| What is needed |
Retype only the lines from the one containing "Generate a Python" through the one containing "from matplotlib.patches import Rectangle", both included, word for word. Pictures stay out of the copy.

## Start Exercise inputs

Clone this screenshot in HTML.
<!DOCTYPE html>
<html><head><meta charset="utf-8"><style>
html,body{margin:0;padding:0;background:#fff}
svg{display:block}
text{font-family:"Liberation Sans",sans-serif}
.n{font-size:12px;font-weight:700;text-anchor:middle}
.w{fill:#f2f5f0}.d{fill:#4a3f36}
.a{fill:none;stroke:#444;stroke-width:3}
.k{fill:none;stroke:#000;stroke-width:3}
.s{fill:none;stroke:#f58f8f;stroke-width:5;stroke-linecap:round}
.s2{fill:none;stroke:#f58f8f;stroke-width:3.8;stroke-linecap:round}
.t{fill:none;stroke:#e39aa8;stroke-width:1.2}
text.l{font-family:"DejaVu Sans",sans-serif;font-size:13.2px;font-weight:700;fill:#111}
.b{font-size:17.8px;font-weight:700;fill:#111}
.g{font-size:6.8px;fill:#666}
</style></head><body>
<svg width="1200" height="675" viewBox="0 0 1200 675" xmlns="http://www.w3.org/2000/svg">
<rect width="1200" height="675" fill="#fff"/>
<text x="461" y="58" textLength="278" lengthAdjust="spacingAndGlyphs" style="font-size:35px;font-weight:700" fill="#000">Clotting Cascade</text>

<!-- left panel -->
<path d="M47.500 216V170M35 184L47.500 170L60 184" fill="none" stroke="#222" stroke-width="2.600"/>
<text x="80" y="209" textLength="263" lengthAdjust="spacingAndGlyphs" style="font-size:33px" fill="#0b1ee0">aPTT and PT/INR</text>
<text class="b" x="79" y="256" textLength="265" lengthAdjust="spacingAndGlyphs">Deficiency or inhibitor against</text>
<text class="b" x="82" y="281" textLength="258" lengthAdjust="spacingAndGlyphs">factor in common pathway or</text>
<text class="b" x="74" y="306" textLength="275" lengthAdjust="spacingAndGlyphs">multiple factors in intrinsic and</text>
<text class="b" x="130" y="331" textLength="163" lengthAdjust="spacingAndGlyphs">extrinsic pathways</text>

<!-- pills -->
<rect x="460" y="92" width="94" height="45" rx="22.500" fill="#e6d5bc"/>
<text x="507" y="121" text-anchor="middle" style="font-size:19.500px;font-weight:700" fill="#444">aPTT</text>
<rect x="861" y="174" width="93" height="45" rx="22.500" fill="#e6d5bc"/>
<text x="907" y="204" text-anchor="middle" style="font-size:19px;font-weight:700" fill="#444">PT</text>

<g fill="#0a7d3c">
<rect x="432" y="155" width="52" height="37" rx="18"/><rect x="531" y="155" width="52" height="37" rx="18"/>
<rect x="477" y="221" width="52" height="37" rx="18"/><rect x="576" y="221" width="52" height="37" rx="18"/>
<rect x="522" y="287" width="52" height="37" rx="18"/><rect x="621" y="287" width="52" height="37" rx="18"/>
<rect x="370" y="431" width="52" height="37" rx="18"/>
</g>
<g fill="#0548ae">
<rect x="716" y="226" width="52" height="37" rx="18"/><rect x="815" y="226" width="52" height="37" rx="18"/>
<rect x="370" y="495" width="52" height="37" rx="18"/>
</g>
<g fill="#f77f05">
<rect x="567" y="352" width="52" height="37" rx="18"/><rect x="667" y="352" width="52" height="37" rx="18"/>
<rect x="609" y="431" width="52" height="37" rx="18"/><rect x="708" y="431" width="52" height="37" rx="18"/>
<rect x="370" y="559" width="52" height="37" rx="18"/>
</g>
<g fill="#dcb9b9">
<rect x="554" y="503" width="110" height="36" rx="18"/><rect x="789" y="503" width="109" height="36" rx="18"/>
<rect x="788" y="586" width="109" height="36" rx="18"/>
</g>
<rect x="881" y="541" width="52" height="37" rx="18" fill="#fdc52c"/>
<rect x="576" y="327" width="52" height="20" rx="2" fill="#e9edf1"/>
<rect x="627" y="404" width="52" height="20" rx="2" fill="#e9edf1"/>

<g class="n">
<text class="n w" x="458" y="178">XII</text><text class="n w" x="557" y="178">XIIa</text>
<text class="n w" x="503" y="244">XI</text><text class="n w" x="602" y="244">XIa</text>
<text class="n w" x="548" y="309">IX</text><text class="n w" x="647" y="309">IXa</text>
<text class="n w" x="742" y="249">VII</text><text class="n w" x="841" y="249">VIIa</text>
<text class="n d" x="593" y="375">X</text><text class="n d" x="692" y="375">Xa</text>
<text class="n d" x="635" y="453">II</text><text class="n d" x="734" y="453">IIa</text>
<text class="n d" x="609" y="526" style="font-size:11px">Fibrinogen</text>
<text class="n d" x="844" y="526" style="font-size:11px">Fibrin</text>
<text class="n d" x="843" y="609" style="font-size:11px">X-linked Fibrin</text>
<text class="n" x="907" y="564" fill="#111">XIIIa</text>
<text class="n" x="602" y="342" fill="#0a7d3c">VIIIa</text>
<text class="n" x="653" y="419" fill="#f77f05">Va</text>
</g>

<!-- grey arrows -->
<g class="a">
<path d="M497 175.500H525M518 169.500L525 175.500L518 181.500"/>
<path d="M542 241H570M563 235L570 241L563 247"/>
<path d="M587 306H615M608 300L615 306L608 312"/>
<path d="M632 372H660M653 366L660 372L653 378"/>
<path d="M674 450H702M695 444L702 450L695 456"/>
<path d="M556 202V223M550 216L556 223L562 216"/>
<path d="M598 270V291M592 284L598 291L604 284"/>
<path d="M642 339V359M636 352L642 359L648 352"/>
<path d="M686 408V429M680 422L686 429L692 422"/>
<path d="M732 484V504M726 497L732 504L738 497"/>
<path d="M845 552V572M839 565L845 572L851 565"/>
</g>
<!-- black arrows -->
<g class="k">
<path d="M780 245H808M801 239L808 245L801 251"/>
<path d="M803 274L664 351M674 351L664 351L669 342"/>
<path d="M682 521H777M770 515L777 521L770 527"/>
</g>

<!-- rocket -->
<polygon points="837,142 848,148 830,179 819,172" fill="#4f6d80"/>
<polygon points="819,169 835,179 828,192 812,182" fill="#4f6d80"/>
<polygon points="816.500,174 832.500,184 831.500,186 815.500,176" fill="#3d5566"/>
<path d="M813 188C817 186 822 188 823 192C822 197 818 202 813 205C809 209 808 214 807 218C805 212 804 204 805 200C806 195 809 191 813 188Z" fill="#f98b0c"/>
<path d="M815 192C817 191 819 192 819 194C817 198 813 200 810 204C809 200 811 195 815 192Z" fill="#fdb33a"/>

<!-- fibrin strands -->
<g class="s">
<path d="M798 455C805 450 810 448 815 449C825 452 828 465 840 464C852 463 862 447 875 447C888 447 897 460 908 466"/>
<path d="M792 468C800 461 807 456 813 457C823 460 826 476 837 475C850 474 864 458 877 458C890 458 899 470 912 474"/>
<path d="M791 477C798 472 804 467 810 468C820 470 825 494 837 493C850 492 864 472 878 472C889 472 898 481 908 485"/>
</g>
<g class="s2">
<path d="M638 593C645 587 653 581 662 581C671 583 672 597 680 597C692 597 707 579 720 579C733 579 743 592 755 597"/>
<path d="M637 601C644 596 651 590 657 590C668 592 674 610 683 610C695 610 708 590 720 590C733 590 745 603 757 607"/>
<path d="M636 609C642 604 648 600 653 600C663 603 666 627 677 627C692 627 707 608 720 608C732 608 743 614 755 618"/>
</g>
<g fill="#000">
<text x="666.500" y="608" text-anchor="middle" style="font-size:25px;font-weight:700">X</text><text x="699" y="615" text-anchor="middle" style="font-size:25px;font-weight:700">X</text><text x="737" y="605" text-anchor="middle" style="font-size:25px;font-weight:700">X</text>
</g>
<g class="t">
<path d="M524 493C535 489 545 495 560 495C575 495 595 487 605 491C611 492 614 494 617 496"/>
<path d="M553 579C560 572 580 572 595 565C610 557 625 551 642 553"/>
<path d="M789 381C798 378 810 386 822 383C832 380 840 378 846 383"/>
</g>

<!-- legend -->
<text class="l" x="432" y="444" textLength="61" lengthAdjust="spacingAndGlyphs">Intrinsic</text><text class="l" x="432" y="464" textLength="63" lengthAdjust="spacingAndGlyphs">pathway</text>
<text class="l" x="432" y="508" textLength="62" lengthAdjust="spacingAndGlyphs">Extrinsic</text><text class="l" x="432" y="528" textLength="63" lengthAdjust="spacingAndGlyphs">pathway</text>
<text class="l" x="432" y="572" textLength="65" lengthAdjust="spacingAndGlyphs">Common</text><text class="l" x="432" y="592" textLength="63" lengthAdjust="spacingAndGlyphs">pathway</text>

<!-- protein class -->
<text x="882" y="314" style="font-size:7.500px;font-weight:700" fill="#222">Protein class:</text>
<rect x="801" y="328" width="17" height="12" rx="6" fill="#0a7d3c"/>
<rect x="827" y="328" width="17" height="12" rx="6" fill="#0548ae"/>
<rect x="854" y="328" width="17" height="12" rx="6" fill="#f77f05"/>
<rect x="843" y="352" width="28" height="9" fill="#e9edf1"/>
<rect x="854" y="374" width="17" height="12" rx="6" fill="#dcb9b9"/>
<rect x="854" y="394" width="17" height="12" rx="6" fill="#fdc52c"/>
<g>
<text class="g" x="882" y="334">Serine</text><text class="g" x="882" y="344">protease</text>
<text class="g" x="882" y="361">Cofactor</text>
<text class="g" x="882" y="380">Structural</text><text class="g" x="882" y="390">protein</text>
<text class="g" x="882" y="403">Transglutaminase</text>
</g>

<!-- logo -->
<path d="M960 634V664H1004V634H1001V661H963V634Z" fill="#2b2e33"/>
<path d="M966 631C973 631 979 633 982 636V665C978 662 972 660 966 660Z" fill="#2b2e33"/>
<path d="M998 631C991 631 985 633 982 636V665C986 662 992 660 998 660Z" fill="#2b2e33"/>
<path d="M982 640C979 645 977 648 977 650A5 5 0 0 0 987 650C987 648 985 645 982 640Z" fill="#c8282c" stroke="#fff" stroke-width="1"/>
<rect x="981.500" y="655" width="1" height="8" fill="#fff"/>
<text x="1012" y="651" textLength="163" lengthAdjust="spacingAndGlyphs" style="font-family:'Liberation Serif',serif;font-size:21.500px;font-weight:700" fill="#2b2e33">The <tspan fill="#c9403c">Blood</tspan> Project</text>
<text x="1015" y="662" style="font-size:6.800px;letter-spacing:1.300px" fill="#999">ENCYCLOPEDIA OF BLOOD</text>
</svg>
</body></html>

## End Exercise inputs
## Start Exercise inputs

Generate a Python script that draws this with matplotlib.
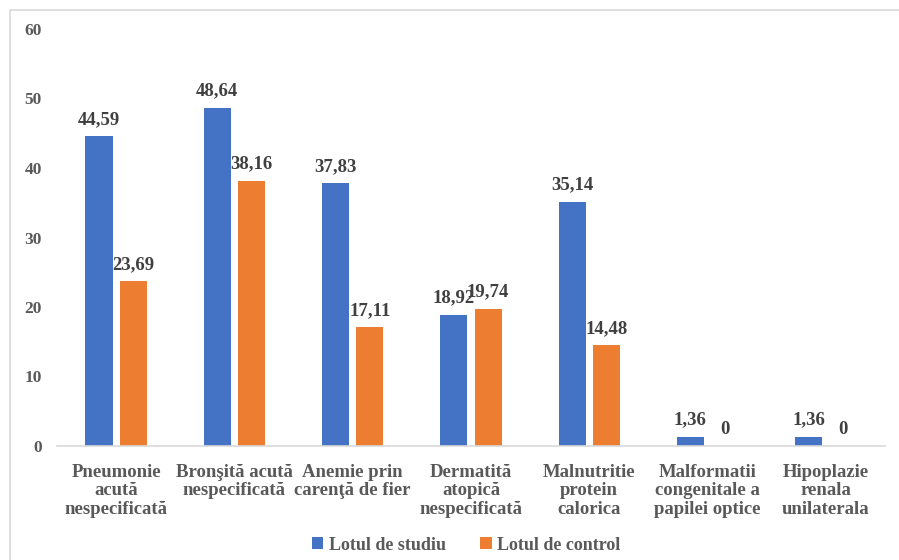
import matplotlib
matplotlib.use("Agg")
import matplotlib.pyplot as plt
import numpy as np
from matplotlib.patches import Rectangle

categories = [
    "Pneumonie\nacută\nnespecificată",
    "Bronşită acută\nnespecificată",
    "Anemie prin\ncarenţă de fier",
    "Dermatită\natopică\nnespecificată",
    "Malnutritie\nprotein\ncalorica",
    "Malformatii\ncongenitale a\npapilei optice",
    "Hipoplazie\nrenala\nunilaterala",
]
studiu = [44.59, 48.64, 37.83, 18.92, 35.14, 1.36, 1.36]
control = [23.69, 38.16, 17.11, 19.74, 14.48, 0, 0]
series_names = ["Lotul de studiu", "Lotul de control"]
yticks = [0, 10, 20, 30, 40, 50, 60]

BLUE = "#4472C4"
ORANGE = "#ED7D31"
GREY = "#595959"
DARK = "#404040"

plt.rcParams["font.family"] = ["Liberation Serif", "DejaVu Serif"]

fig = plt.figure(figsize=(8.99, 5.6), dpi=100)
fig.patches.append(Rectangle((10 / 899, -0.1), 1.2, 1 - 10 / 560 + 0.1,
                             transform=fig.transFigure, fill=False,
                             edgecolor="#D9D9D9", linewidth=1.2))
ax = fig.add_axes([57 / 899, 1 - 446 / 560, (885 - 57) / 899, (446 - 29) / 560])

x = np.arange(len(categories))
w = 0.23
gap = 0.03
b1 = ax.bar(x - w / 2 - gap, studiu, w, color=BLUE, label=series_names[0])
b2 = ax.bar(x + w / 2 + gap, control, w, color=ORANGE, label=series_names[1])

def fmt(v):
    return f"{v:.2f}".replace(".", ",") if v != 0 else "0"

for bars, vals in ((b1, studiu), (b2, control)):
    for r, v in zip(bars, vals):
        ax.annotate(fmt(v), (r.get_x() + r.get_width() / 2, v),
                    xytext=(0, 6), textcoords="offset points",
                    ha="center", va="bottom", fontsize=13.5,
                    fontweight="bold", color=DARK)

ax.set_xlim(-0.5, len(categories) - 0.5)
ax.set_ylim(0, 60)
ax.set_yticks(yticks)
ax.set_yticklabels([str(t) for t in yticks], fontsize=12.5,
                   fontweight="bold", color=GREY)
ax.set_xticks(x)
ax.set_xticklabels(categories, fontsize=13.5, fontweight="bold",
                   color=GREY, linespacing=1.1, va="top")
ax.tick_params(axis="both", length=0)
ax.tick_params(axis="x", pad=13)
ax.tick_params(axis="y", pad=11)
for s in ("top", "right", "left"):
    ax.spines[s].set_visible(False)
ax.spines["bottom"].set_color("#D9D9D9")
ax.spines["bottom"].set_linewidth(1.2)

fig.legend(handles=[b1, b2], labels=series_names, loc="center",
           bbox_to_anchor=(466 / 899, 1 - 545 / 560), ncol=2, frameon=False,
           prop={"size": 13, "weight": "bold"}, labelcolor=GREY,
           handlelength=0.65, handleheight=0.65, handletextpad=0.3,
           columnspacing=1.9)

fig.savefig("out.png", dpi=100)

## End Exercise inputs

| Exercise result |
Generate a Python script that draws this with matplotlib.
import matplotlib
matplotlib.use("Agg")
import matplotlib.pyplot as plt
import numpy as np
from matplotlib.patches import Rectangle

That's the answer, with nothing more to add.